Leonardo (Aermacchi) M346 Master
In the 1990 Yakovlev and Aermacchi jointly developed a jet trainer slash light fighter aircraft. In the end both companies went their own way, each taking the design further. Aermacchi (now known as Leonardo) made the M346 Master of it, Yakovlev the Yak-130.
The M346 has a mid-wing configuration. These wings have a swept leading edge, but a straight trailing edge. The leading edges have extensions until the front seat. Where they connect to the wings, the M346 has small fins, pointing up like winglets.
The student and instructor sit behind each other, under a canopy that opens as a single piece, sideways. The nose is pointed. The air intakes are just behind the canopy, below wing leading edge extensions. They are rectangular of shape when seen from the front, and at a slight angle compared to the air flow when look at from the side (like on the T-4).
The air flow channels are directly attached to the wings, without space in between. The exhausts are placed below the tall vertical stabiliser with a hooked transition. They are without externally visible pipes. The horizontal stabilisers have a slight anhedral. At the base of the vertical stabiliser is a small air inlet. Finally, the landing gear has all single wheels, with the nose gear retracting rearward. The nose gear has long doors.
Like on the Kawasaki T-4 the air intakes are rectangular and at a slight angle with regard to the air flow. Note the typical fin at the junction of the wing leading edge extension and wings themselves.
This is the basic training version, simply designated M346. In Italian service it is known as T-346A though.
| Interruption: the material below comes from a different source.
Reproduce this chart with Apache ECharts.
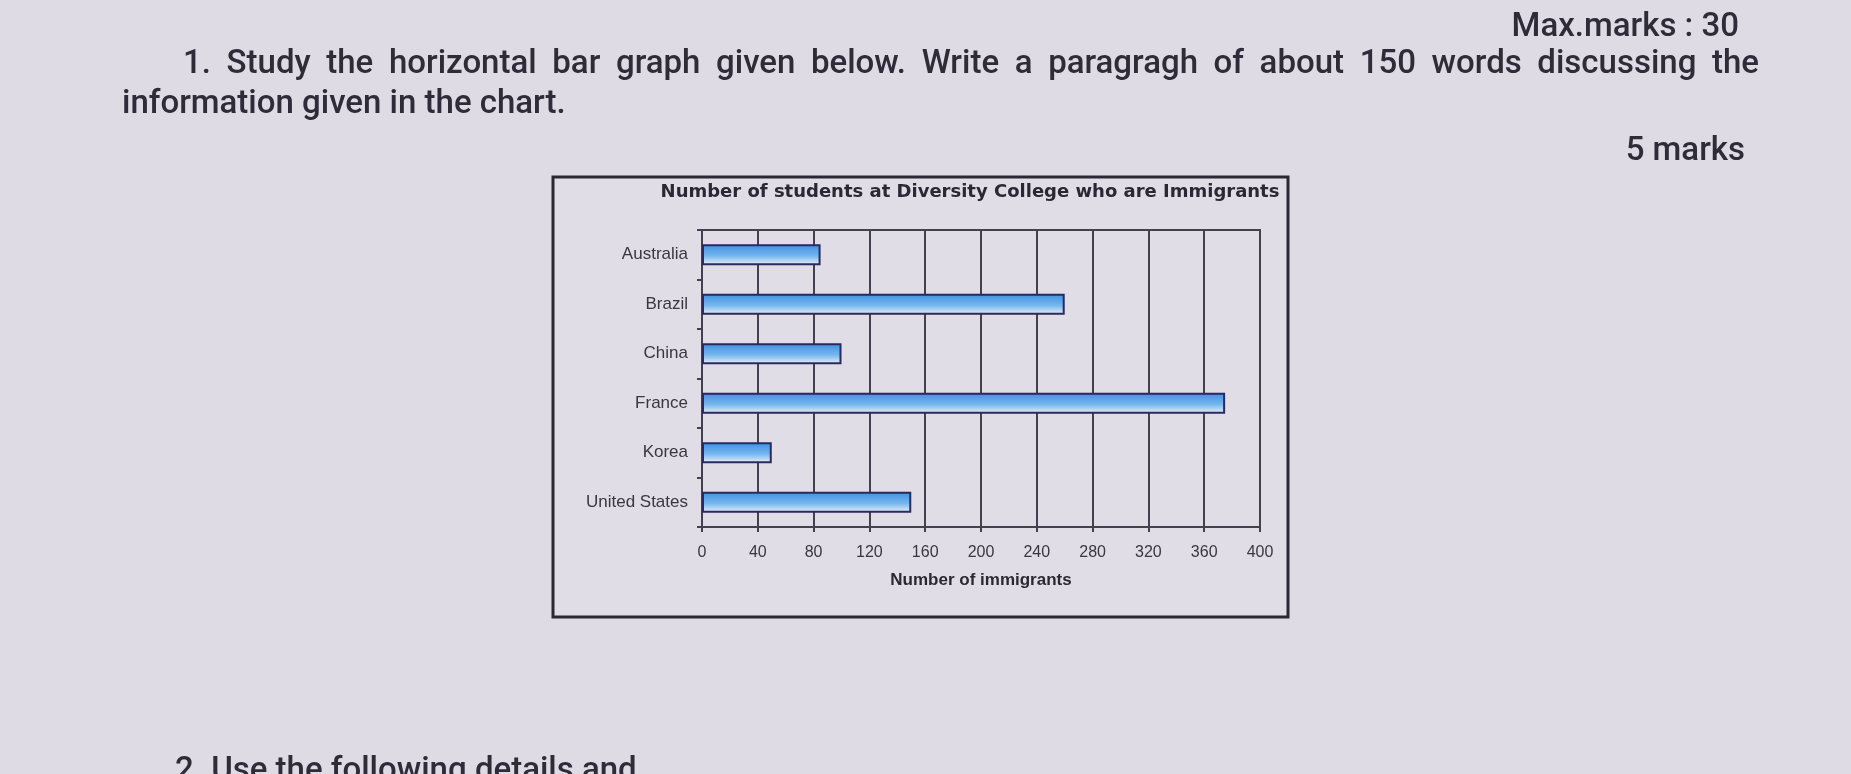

It was also offered to the USAF as a replacement for the T-38. This version was named T‑100.
M346B is a version for the Hellenic air force that has Israeli avionics.
M346FA, M346FT & M346LFFA
Versions capable of carrying weapons under the wings are designated M346FA (Fighter Attack) and M346FT (Fighter Trainer). The former is a dedicated fighter, while the latter can switch roles. They have evolved into the M346LFFA, Light Fighter Family of Aircraft. The latter has a hardpoint at each wing tip as well.
Confusion possible with
Originating from the same design, it is logical that the M346 and Yak-130 look very much the same. The easiest difference to spot is the landing gear and its doors. The Yak has a trailing link gear, while the M346 has straight legs. Also the nose gear doors are smaller on the Yak and the main gear doors are on the outside when extended. Additionally, the Yak has no fins/strakes on top of the wing, at the leading edge extension, no inlet at the base of the vertical fin and the attachment of exhaust to the rear fuselage is with a curved transition.
The Chinese looked at Yakovlev for support in developing a new advanced jet trainer. Hence it is no surpise that it is a Yak-130 look-a-like. The main differences compared to the M346 and Yak-130 are the exhausts that extend beyond the tail, and the bigger main landing gear doors. (photo: Xu Zheng/WikiMedia)
The M346 and T-4 both have a realitively large vertical stabiliser and similar air intakes. The T-4 has no leading edge extensions of the wings, but has visible exhaust pipes.
The main difference between the Alpha Jet and M346 is the space between the wings and the engine nacelles. Also the air intakes of the Alpha Jet are semi circular, and the canopy of the student and instructor open separately.
Like on the Alpha Jet above, the Iryda has space between the wings and engine nacelles. Additionally, the air intakes of the I‑22 are closer to the wing leading edge.
While this Korean jet has only one engine, which should be enough to avoid confusion, the large tail, lead edge root extensions and air intakes could make you doubt. But then a look at the gear and location of exhaust should take these doubts away.
In particular the two-seat variant of the Su‑25 is similar to the M346FA, but most versions have a single seat. Also notable are the nearly straight wings and more triangular shaped vertical stabiliser.